**GIVEN PROBLEM:** Locate all lines with the word "diagram" and copy them out.

##### SOURCE RECORDS

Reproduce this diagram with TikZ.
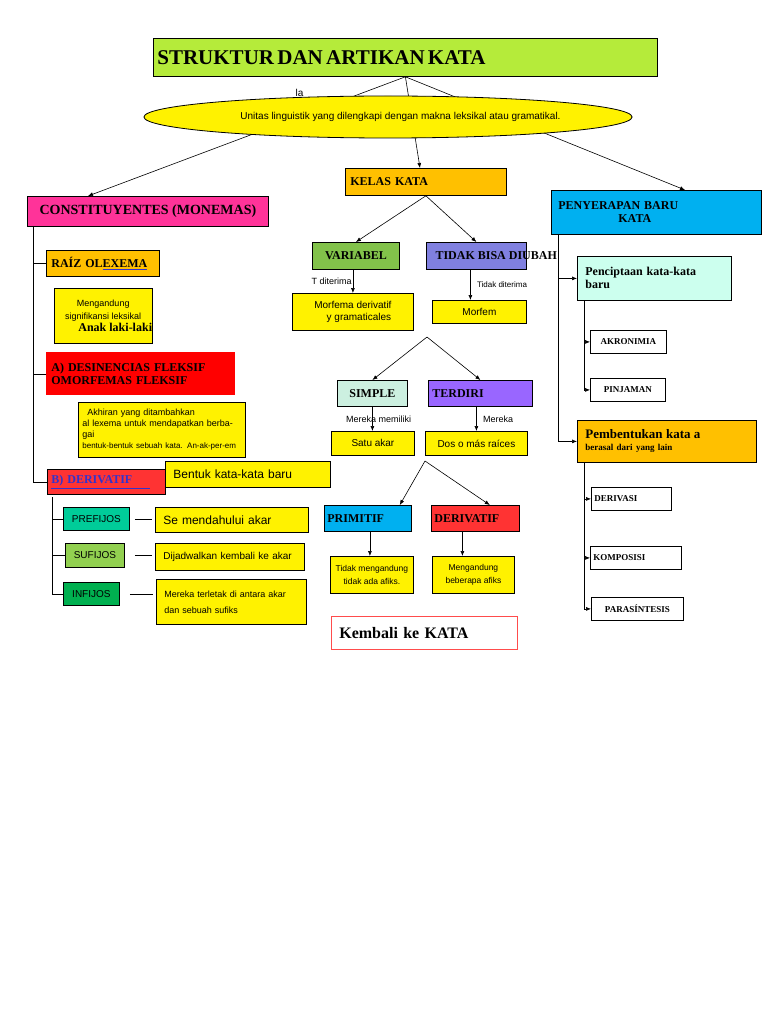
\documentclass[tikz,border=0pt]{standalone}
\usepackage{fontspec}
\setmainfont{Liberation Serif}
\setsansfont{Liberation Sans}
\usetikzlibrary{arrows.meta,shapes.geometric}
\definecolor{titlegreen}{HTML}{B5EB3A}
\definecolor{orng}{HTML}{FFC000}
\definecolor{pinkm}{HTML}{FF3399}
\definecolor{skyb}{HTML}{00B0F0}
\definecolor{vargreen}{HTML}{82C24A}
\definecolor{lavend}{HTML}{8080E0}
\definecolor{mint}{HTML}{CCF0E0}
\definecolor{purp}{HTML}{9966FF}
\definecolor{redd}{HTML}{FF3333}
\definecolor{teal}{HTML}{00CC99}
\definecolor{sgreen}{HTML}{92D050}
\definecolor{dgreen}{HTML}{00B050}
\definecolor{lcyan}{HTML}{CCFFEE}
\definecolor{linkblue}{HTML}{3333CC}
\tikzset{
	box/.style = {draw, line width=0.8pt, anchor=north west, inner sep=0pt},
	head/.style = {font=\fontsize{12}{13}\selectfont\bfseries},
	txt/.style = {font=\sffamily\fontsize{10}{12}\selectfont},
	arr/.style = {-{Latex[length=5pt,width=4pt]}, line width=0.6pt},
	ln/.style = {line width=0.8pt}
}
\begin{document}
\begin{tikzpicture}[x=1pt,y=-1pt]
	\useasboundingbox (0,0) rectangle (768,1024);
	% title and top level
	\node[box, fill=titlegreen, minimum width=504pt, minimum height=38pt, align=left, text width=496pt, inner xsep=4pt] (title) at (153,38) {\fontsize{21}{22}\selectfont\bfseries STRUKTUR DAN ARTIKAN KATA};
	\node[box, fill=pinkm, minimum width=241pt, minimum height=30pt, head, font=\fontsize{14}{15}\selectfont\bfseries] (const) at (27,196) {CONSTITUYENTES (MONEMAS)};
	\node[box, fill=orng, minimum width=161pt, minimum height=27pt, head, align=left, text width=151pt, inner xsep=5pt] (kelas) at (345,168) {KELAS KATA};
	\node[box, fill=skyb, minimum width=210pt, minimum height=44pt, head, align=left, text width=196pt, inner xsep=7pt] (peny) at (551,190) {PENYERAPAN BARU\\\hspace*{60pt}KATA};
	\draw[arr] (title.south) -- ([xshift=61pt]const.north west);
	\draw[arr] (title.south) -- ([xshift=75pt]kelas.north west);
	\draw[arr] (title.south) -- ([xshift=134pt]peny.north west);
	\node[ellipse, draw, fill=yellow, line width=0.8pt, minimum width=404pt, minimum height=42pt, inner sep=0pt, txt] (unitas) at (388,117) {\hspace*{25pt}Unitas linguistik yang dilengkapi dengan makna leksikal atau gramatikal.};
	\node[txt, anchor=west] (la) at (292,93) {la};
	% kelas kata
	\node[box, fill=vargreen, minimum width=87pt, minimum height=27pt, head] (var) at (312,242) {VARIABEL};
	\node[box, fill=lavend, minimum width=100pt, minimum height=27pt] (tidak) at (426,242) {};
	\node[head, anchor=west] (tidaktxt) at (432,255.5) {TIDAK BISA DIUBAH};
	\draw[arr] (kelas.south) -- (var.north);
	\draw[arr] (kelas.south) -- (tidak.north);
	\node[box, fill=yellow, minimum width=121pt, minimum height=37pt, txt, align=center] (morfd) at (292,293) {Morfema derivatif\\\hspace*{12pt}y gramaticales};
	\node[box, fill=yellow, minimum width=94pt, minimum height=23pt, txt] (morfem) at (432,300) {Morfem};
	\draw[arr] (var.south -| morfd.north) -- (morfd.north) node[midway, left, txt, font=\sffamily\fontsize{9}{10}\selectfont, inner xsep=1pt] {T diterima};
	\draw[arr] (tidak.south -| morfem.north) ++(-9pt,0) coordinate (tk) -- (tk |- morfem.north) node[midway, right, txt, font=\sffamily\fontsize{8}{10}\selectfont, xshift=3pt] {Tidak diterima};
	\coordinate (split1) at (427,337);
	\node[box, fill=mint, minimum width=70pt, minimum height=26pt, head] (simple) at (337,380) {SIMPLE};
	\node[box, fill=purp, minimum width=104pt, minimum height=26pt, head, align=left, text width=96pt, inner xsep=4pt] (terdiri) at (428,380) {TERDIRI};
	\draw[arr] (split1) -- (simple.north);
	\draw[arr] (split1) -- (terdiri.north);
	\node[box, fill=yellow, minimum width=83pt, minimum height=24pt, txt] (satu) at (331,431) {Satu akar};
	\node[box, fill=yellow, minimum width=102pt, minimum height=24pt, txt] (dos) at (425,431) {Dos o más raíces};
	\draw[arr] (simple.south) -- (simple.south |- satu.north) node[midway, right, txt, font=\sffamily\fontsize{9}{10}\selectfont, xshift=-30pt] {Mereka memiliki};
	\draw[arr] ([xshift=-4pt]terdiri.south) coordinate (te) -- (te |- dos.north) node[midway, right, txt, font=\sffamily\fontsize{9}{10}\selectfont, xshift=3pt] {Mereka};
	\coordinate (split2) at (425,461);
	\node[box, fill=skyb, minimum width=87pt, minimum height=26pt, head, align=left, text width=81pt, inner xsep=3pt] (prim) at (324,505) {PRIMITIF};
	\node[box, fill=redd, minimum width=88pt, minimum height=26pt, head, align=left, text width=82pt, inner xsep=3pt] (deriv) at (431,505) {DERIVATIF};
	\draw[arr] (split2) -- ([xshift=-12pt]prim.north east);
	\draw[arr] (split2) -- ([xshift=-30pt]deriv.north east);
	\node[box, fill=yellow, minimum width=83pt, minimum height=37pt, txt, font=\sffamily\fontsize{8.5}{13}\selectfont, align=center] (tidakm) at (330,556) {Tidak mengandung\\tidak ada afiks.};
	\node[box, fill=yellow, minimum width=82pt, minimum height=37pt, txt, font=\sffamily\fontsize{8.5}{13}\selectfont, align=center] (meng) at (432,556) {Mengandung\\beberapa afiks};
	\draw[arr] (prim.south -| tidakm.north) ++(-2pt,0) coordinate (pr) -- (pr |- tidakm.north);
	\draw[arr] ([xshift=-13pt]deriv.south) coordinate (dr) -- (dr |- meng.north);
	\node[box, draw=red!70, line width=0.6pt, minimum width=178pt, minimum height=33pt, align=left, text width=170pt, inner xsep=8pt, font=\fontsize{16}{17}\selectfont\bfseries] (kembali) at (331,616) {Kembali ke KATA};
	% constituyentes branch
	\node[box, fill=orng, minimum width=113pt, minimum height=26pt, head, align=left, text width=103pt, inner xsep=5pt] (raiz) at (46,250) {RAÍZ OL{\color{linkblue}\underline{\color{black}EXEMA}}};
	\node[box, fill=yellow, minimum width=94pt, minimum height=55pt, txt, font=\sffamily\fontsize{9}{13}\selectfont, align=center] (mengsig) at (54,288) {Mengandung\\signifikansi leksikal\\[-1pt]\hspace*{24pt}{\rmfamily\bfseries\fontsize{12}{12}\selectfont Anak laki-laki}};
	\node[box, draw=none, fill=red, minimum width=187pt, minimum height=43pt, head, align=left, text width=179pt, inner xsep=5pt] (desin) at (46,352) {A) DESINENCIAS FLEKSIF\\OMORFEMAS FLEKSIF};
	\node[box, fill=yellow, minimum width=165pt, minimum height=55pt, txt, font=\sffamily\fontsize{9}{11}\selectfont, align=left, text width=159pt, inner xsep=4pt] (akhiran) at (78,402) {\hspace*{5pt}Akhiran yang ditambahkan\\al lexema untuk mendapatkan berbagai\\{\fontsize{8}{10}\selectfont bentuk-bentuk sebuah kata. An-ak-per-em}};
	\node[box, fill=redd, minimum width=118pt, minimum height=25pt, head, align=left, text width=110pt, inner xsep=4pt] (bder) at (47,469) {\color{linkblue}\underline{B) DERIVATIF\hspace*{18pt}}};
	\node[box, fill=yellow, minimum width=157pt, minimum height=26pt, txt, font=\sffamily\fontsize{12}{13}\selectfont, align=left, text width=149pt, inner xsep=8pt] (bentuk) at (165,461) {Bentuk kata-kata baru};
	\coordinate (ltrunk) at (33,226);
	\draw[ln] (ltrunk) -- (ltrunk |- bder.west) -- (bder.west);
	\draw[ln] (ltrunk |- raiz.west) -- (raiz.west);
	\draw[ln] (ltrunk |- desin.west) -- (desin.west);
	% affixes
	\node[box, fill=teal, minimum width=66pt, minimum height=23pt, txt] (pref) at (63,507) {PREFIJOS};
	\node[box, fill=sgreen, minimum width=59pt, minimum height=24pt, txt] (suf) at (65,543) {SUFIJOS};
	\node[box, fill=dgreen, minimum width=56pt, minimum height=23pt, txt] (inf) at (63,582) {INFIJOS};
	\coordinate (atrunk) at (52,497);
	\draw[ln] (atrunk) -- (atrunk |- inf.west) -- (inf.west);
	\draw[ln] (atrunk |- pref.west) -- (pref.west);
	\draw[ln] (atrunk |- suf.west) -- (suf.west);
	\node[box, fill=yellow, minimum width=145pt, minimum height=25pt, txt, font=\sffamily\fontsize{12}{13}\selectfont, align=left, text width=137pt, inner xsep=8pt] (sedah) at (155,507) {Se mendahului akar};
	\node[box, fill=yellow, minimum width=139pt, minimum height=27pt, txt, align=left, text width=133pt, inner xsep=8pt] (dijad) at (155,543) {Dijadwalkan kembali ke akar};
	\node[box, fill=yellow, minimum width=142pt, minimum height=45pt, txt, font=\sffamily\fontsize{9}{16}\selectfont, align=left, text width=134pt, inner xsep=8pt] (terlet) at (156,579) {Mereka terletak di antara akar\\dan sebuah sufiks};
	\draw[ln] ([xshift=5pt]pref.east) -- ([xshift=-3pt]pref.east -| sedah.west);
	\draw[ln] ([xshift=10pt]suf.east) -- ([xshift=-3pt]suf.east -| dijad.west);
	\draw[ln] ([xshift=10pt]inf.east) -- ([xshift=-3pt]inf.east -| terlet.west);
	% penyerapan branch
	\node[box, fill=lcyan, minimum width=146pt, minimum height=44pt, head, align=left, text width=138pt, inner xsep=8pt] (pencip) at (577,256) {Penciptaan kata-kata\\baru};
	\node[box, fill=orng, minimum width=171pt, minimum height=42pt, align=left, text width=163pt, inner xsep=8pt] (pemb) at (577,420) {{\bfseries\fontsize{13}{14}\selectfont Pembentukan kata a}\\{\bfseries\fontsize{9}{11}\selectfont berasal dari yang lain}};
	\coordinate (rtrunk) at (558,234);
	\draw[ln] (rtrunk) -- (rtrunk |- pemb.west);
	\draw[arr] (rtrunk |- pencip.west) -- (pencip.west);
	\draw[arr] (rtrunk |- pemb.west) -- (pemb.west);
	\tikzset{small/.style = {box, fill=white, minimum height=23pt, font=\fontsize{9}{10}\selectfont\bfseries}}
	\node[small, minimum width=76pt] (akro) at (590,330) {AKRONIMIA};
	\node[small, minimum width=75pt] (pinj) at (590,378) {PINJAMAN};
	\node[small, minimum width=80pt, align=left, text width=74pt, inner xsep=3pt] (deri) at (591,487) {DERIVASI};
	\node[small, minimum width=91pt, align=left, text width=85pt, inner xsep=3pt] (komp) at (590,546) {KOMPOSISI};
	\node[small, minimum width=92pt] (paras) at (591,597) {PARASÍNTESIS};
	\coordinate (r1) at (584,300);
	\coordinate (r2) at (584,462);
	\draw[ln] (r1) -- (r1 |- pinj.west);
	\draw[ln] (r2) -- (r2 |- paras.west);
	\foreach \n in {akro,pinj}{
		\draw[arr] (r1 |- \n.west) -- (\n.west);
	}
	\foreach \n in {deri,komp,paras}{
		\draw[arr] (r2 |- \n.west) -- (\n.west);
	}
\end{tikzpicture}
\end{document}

##########
##### SOURCE RECORDS

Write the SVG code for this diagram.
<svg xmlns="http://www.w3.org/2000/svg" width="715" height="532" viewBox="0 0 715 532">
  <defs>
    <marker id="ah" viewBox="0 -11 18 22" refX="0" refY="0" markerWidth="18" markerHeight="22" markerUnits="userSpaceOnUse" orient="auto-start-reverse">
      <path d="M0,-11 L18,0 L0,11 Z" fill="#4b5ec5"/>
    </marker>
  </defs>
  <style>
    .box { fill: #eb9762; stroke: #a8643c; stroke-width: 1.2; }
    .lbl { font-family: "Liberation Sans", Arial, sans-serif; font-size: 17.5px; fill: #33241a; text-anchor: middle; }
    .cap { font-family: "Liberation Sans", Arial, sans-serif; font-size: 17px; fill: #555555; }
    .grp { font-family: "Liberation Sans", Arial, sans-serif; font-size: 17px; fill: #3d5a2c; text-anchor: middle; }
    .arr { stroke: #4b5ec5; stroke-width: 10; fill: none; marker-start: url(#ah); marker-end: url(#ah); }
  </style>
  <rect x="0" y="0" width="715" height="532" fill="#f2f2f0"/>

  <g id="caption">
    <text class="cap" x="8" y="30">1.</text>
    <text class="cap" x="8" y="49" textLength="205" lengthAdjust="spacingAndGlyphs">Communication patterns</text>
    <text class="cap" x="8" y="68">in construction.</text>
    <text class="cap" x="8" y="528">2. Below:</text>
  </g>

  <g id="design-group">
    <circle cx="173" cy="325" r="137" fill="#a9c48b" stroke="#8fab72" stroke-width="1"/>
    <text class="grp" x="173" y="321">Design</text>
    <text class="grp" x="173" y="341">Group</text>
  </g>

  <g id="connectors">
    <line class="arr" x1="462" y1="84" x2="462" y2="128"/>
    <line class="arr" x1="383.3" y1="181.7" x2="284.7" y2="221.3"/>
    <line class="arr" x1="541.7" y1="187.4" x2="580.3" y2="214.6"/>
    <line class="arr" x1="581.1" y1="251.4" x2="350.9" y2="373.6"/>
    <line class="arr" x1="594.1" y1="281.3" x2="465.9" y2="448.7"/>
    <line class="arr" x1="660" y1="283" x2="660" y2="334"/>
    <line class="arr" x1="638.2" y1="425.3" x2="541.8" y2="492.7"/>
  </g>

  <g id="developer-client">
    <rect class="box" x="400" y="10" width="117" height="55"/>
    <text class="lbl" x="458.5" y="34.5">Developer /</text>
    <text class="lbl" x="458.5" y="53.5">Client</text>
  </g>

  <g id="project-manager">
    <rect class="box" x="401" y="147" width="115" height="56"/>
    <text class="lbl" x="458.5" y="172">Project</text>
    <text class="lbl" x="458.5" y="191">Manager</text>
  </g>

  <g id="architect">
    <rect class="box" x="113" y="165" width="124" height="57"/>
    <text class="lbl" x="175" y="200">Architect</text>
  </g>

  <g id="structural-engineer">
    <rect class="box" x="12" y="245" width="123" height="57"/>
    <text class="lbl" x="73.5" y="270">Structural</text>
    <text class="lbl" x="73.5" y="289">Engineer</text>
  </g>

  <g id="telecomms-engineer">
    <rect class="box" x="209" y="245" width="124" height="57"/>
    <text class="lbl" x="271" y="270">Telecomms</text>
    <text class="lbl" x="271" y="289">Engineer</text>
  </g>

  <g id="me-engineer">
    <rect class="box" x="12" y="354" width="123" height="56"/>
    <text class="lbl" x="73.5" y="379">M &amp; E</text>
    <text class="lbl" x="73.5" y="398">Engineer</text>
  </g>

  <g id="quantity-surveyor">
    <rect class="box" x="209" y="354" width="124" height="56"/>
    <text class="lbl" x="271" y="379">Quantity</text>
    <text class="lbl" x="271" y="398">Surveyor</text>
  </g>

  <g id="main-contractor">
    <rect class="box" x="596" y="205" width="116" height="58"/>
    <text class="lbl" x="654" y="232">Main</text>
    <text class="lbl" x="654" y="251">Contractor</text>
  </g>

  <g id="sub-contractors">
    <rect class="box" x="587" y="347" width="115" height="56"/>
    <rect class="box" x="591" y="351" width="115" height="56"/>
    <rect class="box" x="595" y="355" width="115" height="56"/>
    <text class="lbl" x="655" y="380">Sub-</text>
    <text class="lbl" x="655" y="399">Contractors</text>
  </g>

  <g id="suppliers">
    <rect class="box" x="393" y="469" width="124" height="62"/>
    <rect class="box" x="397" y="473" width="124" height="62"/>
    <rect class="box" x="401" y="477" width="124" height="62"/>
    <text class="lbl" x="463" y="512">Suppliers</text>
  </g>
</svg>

##########

**RESPONSE FOR THIS EXERCISE:**
Reproduce this diagram with TikZ.
Write the SVG code for this diagram.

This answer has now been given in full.